An overview of some capabilities missing from our frontier models. This is a list of problems, not solutions.
Xander Dunn, 19 March 2025
What are the most important problems in your field and why aren't you working on them? - Richard Hamming
Today's AI is rife with dichotomies. Our frontier models achieve PhD-level performance on some academic benchmark tests. They rank as the 175th best competitive programmer in the world. But these same models fall flat on really basic tasks. Our best models haven't learned the formula for fundamental arithmetic. Models get worse the more they think about some problems. I have an "elite coder" on my laptop, but still no robot in my house that can open my refrigerator door, and it's not a hardware limitation. Supposedly nearly all code will soon be written by AI, but everyone is still at a shortage of great engineers. In no particular order, here are some capabilities we're missing:
AlphaProof Team member: "These machines don't have their own notion of what questions are interesting."

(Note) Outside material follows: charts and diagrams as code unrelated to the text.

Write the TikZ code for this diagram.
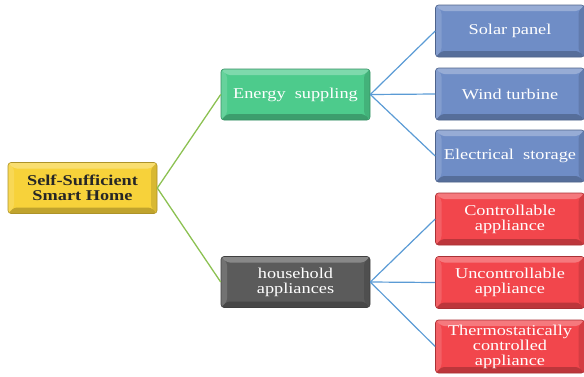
\documentclass[tikz,border=0pt]{standalone}
\usepackage{fontspec}
\setmainfont{Liberation Serif}[FakeStretch=1.22]
\usetikzlibrary{calc}
\definecolor{rootc}{HTML}{F7D23A}
\definecolor{greenc}{HTML}{4DCB8C}
\definecolor{bluec}{HTML}{6F8DC6}
\definecolor{redc}{HTML}{F2464C}
\definecolor{grayc}{HTML}{5B5B5B}
\definecolor{glink}{HTML}{8CC152}
\definecolor{blink}{HTML}{5B9BD5}
\tikzset{
  bevel/.style={
    path picture={
      \coordinate (nw) at (path picture bounding box.north west);
      \coordinate (ne) at (path picture bounding box.north east);
      \coordinate (sw) at (path picture bounding box.south west);
      \coordinate (se) at (path picture bounding box.south east);
      \fill[white,opacity=0.28] (nw) -- (ne) -- ($(ne)+(-6pt,-6pt)$) -- ($(nw)+(6pt,-6pt)$) -- cycle;
      \fill[white,opacity=0.14] (nw) -- (sw) -- ($(sw)+(6pt,6pt)$) -- ($(nw)+(6pt,-6pt)$) -- cycle;
      \fill[black,opacity=0.22] (sw) -- (se) -- ($(se)+(-6pt,6pt)$) -- ($(sw)+(6pt,6pt)$) -- cycle;
      \fill[black,opacity=0.12] (ne) -- (se) -- ($(se)+(-6pt,6pt)$) -- ($(ne)+(-6pt,-6pt)$) -- cycle;
    }},
  box/.style={bevel, rounded corners=3pt, minimum width=149pt, minimum height=51pt,
    inner sep=1pt, align=center, font=\rmfamily\fontsize{15}{15}\selectfont, text=white,
    draw=#1!70!black, line width=0.6pt, fill=#1},
  rootbox/.style={box=rootc, text=black!85, font=\rmfamily\fontsize{15}{15.5}\selectfont\bfseries},
  glinkst/.style={draw=glink, line width=1.3pt},
  blinkst/.style={draw=blink, line width=1.2pt},
}
\begin{document}
\begin{tikzpicture}[x=1pt,y=-1pt]
\useasboundingbox (0,0) rectangle (584,376);
\node[rootbox] (root) at (82.5,188) {Self-Sufficient\\Smart Home};
\node[box=greenc] (energy) at (295.5,94.5) {Energy\ \ suppling};
\node[box=grayc] (house) at (295.5,282) {household\\appliances};
\node[box=bluec, minimum height=52pt] (solar) at (510,31) {Solar panel};
\node[box=bluec, minimum height=52pt] (wind) at (510,94) {Wind turbine};
\node[box=bluec, minimum height=52pt] (elec) at (510,156) {Electrical\ \ storage};
\node[box=redc, minimum height=52pt] (ctrl) at (510,219) {Controllable\\appliance};
\node[box=redc, minimum height=52pt] (unctrl) at (510,282.5) {Uncontrollable\\appliance};
\node[box=redc, minimum height=53pt] (thermo) at (510,346.5) {Thermostatically\\controlled\\appliance};
\draw[glinkst] (root.east) -- (energy.west);
\draw[glinkst] (root.east) -- (house.west);
\draw[blinkst] (energy.east) -- (solar.west);
\draw[blinkst] (energy.east) -- (wind.west);
\draw[blinkst] (energy.east) -- (elec.west);
\draw[blinkst] (house.east) -- (ctrl.west);
\draw[blinkst] (house.east) -- (unctrl.west);
\draw[blinkst] (house.east) -- (thermo.west);
\end{tikzpicture}
\end{document}
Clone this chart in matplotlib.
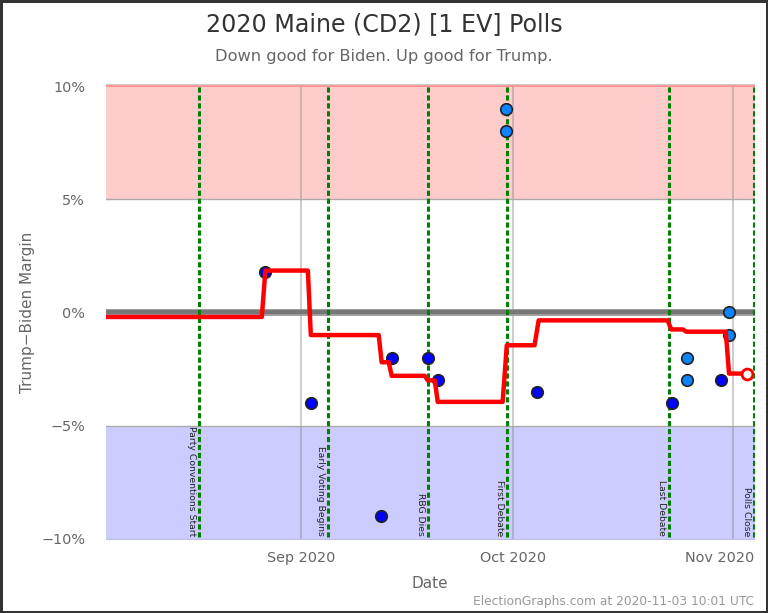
import matplotlib
matplotlib.use('Agg')
import matplotlib.pyplot as plt
from matplotlib.transforms import ScaledTranslation
import pandas as pd

# Poll average (red line)
avg_dates = ['2020-08-04 12:00', '2020-08-26 12:00', '2020-08-27 00:00', '2020-09-02 00:00',
             '2020-09-02 10:00', '2020-09-12 00:00', '2020-09-12 10:00', '2020-09-13 10:00',
             '2020-09-13 20:00', '2020-09-18 12:00', '2020-09-18 22:00', '2020-09-19 22:00',
             '2020-09-20 08:00', '2020-09-29 12:00', '2020-09-30 02:00', '2020-10-04 00:00',
             '2020-10-04 14:00', '2020-10-22 19:00', '2020-10-23 07:00', '2020-10-24 23:00',
             '2020-10-25 10:00', '2020-10-31 00:00', '2020-10-31 11:00', '2020-11-03 00:00']
avg_values = [-0.2, -0.2, 1.85, 1.85, -1.0, -1.0, -2.2, -2.2, -2.8, -2.8, -3.0, -3.0,
              -3.95, -3.95, -1.45, -1.45, -0.35, -0.35, -0.75, -0.75, -0.85, -0.85, -2.7, -2.7]

# Polls
poll_dates = ['2020-08-27 00:00', '2020-09-02 10:00', '2020-09-12 08:00', '2020-09-13 20:00',
              '2020-09-18 22:00', '2020-09-20 10:00', '2020-10-04 10:00', '2020-10-23 10:00',
              '2020-10-30 08:00']
poll_values = [1.8, -4, -9, -2, -2, -3, -3.5, -4, -3]
new_poll_dates = ['2020-09-29 23:00', '2020-09-29 23:00', '2020-10-25 12:00', '2020-10-25 12:00',
                  '2020-10-31 12:00', '2020-10-31 12:00']
new_poll_values = [9, 8, -2, -3, 0, -1]

# Events (green lines)
event_names = ['Party Conventions Start', 'Early Voting Begins', 'RBG Dies', 'First Debate',
               'Last Debate', 'Polls Close']
event_dates = ['2020-08-17 14:00', '2020-09-04 19:00', '2020-09-18 22:00', '2020-09-30 02:00',
               '2020-10-23 00:00', '2020-11-04 00:00']

month_ticks = ['2020-09-01', '2020-10-01', '2020-11-01']
month_labels = ['Sep 2020', 'Oct 2020', 'Nov 2020']
y_ticks = [-10, -5, 0, 5, 10]
y_labels = ['\u221210%', '\u22125%', '0%', '5%', '10%']

text_gray = '#666666'

fig = plt.figure(figsize=(7.68, 6.13), dpi=100)
fig.patch.set_edgecolor('#333333')
fig.patch.set_linewidth(2.4)

ax = fig.add_axes([106 / 768, 1 - 539.5 / 613, (755 - 106) / 768, (539.5 - 83.8) / 613])
ax.set_xlim(pd.Timestamp('2020-08-04 12:00'), pd.Timestamp('2020-11-04 03:00'))
ax.set_ylim(-10.03, 10.1)

# Background bands
ax.axhspan(5, 10, color='#ffcccc', lw=0, zorder=0)
ax.axhspan(-10.03, -5, color='#ccccff', lw=0, zorder=0)

# Grid
for d in month_ticks:
    ax.axvline(pd.Timestamp(d), color='#888888', alpha=0.5, lw=1.2, zorder=1)
ax.axhline(10.1, color='#cccccc', lw=1.5, zorder=1)
ax.axhline(10, color='#ff8888', lw=1.2, zorder=1)
ax.axhline(5, color='#aaaaaa', lw=1, zorder=1)
ax.axhline(-5, color='#aaaaaa', lw=1, zorder=1)
ax.axhline(-10.03, color='#bbbbdd', lw=1.2, zorder=1)
ax.axhline(0, color='#a0a0a0', lw=5, zorder=1)
ax.axhline(0, color='#777777', lw=3, zorder=1)

# Events
for name, d in zip(event_names, event_dates):
    t = pd.Timestamp(d)
    ax.plot([t, t], [-9.9, 10.05], color='green', lw=2.2, ls=(0, (1.7, 0.9)), zorder=2)
    ax.text(t - pd.Timedelta(hours=9), -9.88, name, rotation=270, ha='right', va='bottom',
            fontsize=6.7, color='#222222', zorder=3)

ax.plot(pd.to_datetime(poll_dates), poll_values, 'o', color='#0000ff', mec='#222222', mew=1.2,
        ms=8.3, zorder=4)
ax.plot(pd.to_datetime(new_poll_dates), new_poll_values, 'o', color='#0a84ff', mec='#222222',
        mew=1.2, ms=8.3, zorder=4)
ax.plot(pd.to_datetime(avg_dates), avg_values, color='#ff0000', lw=3.2, zorder=5,
        solid_joinstyle='round')
ax.plot(pd.to_datetime(avg_dates[-1:]), avg_values[-1:], 'o', color='white', mec='#ff0000',
        mew=2, ms=7.8, zorder=6)

for s in ax.spines.values():
    s.set_visible(False)
ax.set_facecolor('white')

ax.set_xticks(pd.to_datetime(month_ticks))
ax.set_xticklabels(month_labels, fontsize=10.4, color=text_gray)
ax.set_yticks(y_ticks)
ax.set_yticklabels(y_labels, fontsize=10.4, color=text_gray)
ax.tick_params(axis='both', length=0)
ax.tick_params(axis='x', pad=8)
ax.tick_params(axis='y', pad=15)

# Last month label is pushed left so it stays inside the figure
last = ax.get_xticklabels()[-1]
last.set_transform(last.get_transform() + ScaledTranslation(-13.5 / 100, 0, fig.dpi_scale_trans))

fig.text(384 / 768, 1 - 24 / 613, '2020 Maine (CD2) [1 EV] Polls', ha='center', va='center',
         fontsize=17.1, color='#333333')
fig.text(384 / 768, 1 - 57 / 613, 'Down good for Biden. Up good for Trump.', ha='center', va='center',
         fontsize=11.7, color=text_gray)
fig.text(430 / 768, 1 - 583 / 613, 'Date', ha='center', va='center', fontsize=11, color=text_gray)
fig.text(28 / 768, 1 - 312 / 613, 'Trump\u2212Biden Margin', ha='center', va='center', rotation=90,
         fontsize=11, color=text_gray)
fig.text(754 / 768, 1 - 602 / 613, 'ElectionGraphs.com at 2020-11-03 10:01 UTC', ha='right', va='center',
         fontsize=8.85, color='#999999')

plt.savefig('out.png', dpi=100, edgecolor=fig.get_edgecolor())
plt.close()
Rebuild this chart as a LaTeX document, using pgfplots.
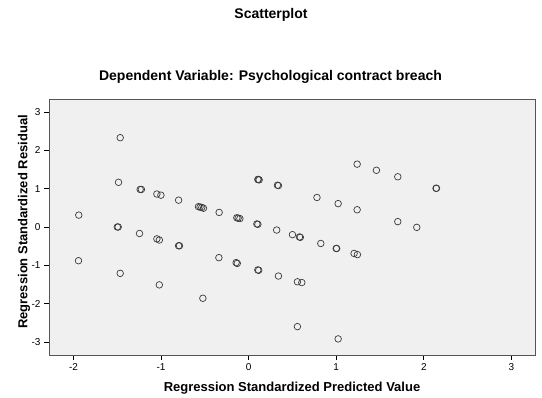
\documentclass[border=0pt]{standalone}
\usepackage{pgfplots}
\pgfplotsset{compat=1.18}
\usepackage{fontspec}
\setmainfont{Liberation Sans}
\definecolor{bgc}{HTML}{F0F0F0}
\definecolor{mk}{HTML}{3A3A3A}
\definecolor{frame}{HTML}{555555}
\begin{document}
\begin{tikzpicture}[x=1pt,y=1pt]
\path (0,0) rectangle (542,398);
\node[font=\bfseries\fontsize{14}{16}\selectfont] at (271,383) {Scatterplot};
\node[font=\bfseries\fontsize{14}{16}\selectfont] at (270.5,321) {Dependent Variable: Psychological contract breach};
\begin{axis}[
  at={(49pt,43pt)}, anchor=south west,
  scale only axis, width=486pt, height=256pt,
  xmin=-2.28, xmax=3.27, ymin=-3.34, ymax=3.34,
  axis background/.style={fill=bgc},
  axis line style={frame, line width=0.8pt},
  xtick={-2,-1,0,1,2,3}, xticklabels={-2,-1,0,1,2,3},
  ytick={-3,-2,-1,0,1,2,3}, yticklabels={-3,-2,-1,0,1,2,3},
  tick align=outside, major tick length=5pt,
  tick style={black, line width=0.7pt},
  xtick pos=bottom, ytick pos=left,
  ticklabel style={font=\fontsize{10}{12}\selectfont},
  xlabel={Regression Standardized Predicted Value},
  ylabel={Regression Standardized Residual},
  every axis x label/.style={at={(axis description cs:0.5,0)}, yshift=-33pt, anchor=center, font=\bfseries\fontsize{13}{15}\selectfont},
  every axis y label/.style={at={(axis description cs:0,0.5)}, xshift=-25pt, yshift=5pt, rotate=90, anchor=center, font=\bfseries\fontsize{13}{15}\selectfont},
]
\addplot[only marks, mark=o, mark size=3.3pt, mark options={draw=mk, line width=0.7pt}] coordinates {
(1.239,1.64) (1.459,1.48) (1.703,1.31) (2.14,1.01) (2.145,1.01)
(-1.467,2.33) (0.105,1.24) (0.11,1.24) (0.12,1.23) (0.329,1.09) (0.34,1.08)
(0.78,0.77) (1.022,0.61) (1.239,0.45) (1.703,0.14) (1.92,-0.01)
(-1.486,1.166) (-1.239,0.98) (-1.225,0.98) (-1.048,0.86) (-1.002,0.83)
(-0.80,0.70) (-0.573,0.53) (-0.555,0.52) (-0.535,0.51) (-0.516,0.49)
(-0.337,0.38) (-0.135,0.24) (-0.12,0.23) (-0.10,0.22) (0.094,0.08) (0.105,0.07)
(0.32,-0.08) (0.50,-0.20) (0.58,-0.26) (0.59,-0.27) (0.824,-0.43)
(1.0,-0.56) (1.005,-0.56) (1.204,-0.69) (1.242,-0.72)
(-1.94,0.31) (-1.50,0.0) (-1.49,0.0) (-1.246,-0.17) (-1.048,-0.31) (-1.02,-0.34)
(-0.80,-0.49) (-0.79,-0.49) (-0.34,-0.80) (-0.143,-0.93) (-0.13,-0.95)
(0.105,-1.12) (0.115,-1.13) (0.34,-1.28) (0.557,-1.43) (0.607,-1.45)
(-1.943,-0.88) (-1.467,-1.21) (-1.02,-1.51) (-0.523,-1.86) (0.557,-2.60) (1.022,-2.92)
};
\end{axis}
\end{tikzpicture}
\end{document}
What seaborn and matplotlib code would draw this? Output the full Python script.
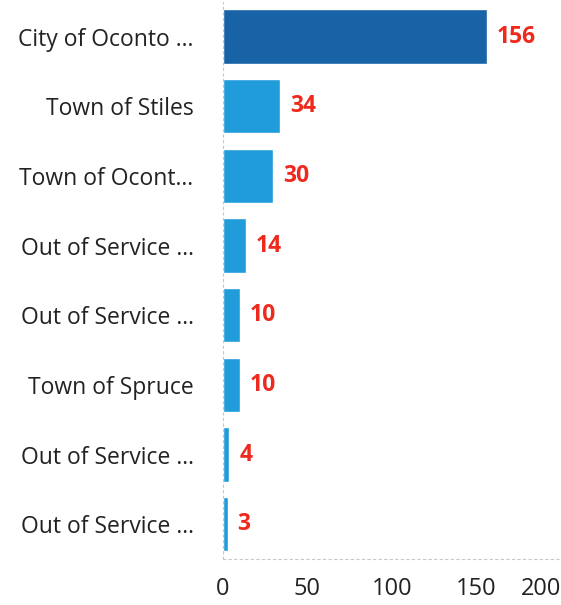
import matplotlib
matplotlib.use("Agg")
import matplotlib.pyplot as plt
import seaborn as sns
import pandas as pd

categories = ["City of Oconto ...", "Town of Stiles", "Town of Ocont...", "Out of Service ...",
              "Out of Service ...", "Town of Spruce", "Out of Service ...", "Out of Service ..."]
values = [156, 34, 30, 14, 10, 10, 4, 3]
xticks = [0, 50, 100, 150, 200]

sns.set_theme(style="white")
plt.rcParams['font.family'] = ['Open Sans', 'DejaVu Sans']

df = pd.DataFrame({"cat": [f"{i}" for i in range(len(categories))], "val": values})
colors = ["#1763a6"] + ["#209cdb"] * (len(values) - 1)

fig = plt.figure(figsize=(5.61, 6.05), dpi=100)
ax = fig.add_axes([0.397, 0.076, 0.603, 0.921])
sns.barplot(data=df, x="val", y="cat", hue="cat", palette=colors, legend=False,
            width=0.78, ax=ax, saturation=1)

ax.set_xlim(0, 200)
ax.set_xticks(xticks)
ax.set_xticklabels([str(t) for t in xticks], fontsize=17, color="#222222")
ax.get_xticklabels()[-1].set_horizontalalignment("right")
ax.set_yticks(range(len(categories)))
ax.set_yticklabels(categories, fontsize=16.5, color="#222222")
ax.set_xlabel("")
ax.set_ylabel("")
ax.tick_params(axis="y", length=0, pad=21)
ax.tick_params(axis="x", length=6, color="#b0b0b0", pad=7, width=0.8)

for s in ["top", "right"]:
    ax.spines[s].set_visible(False)
for s in ["left", "bottom"]:
    ax.spines[s].set_color("#c8c8c8")
    ax.spines[s].set_linestyle((0, (2, 3)))
    ax.spines[s].set_linewidth(0.8)

for i, v in enumerate(values):
    ax.annotate(str(v), xy=(v, i), xytext=(7, 0), textcoords="offset points",
                ha="left", va="center", fontsize=16.5, fontweight="bold", color="#ee2a1e")

fig.savefig("out.png", dpi=100)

The way our current models learn is like asking a friend to answer everything for them. We lack models that learn everything they need to know simply from interacting with the world. Training on everything everyone has ever said is like asking every friend in the world. Asking a friend isn't intelligence. What would an AI look like that could simply learn all it needs to learn through direct interaction with the world?
What model will be able to do well on the ARC Prize without training on any ARC samples? Human intelligence is interesting because we can do well on ARC without having ever seen any data samples. It’s tough to say that LLMs generalize because they’re trained on everything.
We are lacking agency, planning, and correctness verification.
LLMs are not good at verifying the correctness of their outputs. See Rich Sutton on this topic in 2001.
Planning requires long time horizon consistency. A human can plan to buy a house in 20 years and make it happen.
Satya Nadella: AI has not yet had consequential economic impact.
We lack sample efficiency
Yann LeCun: It would take a human thousands of years to read everything transformers are trained on. It takes a teenager just a few hours to become good at driving. Why don't we have an AI that can learn to drive in 20 hours of practice without killing itself?
Agency. Do we expect this to emerge from LLMs + sufficient RL post-training?
Reasoning - will produce unpredictable (creative) outputs. Geoffrey Hinton, Feb 2025: "It's got the potential to be extremely creative, but I agree it's not there yet."
Self-awareness. We are a part of our own world model, AIs will see themselves as part of their own world model.
Unlimited context windows. Want to attend to trillions of tokens. Could it attend to every email and message and photo you've ever had and use that?
Continual learning rather than starting over.
Sparsity. Different parts of a model better at different things, so that we can activate a small part of the model at inference time based on the task.
Organically growing models. MoE is a step in that direction. Want to grow experts in certain areas as needed.
Better pre training algorithms. Maybe we should think a lot harder about some tokens rather than treating everything equally.
Pre-training may not be dead even if we've run out of data: Pre-train a hundred epochs over the world's text data and use dropout
Joscha Bach
We need more people working on consciousness. To understand it with machine intelligence.
We don't have an AI that can recreate itself. What minimal thing do you need on a lonely island to recreate yourself? A lonely island could be a GPU, for example.
Controllable world modeling with realistic physics and causality. Would be very useful for long tail event simulation but we tend to be worst at generating long tail events realistically.
We're still lacking good sim2real for tactile control, like grasping. The transfer from simulation to real world does not work well.
We need architectures with search built into them. With existing LLMs we have to bolt search on top of them after the fact.
Andrej Karpathy: Current models lack the ability to produce good humor.
No model can write an original standup set that is hilarious. Even better - a model that can deliver a standup set that is hilarious.
We are lacking a theory of intelligence, or a theory of deep learning. When a particular change improves performance, we have at best loose intuitions for why that may be.
Noam Shazeer points out that AI is like 15th century alchemy: We just try things and experimentally discover what works.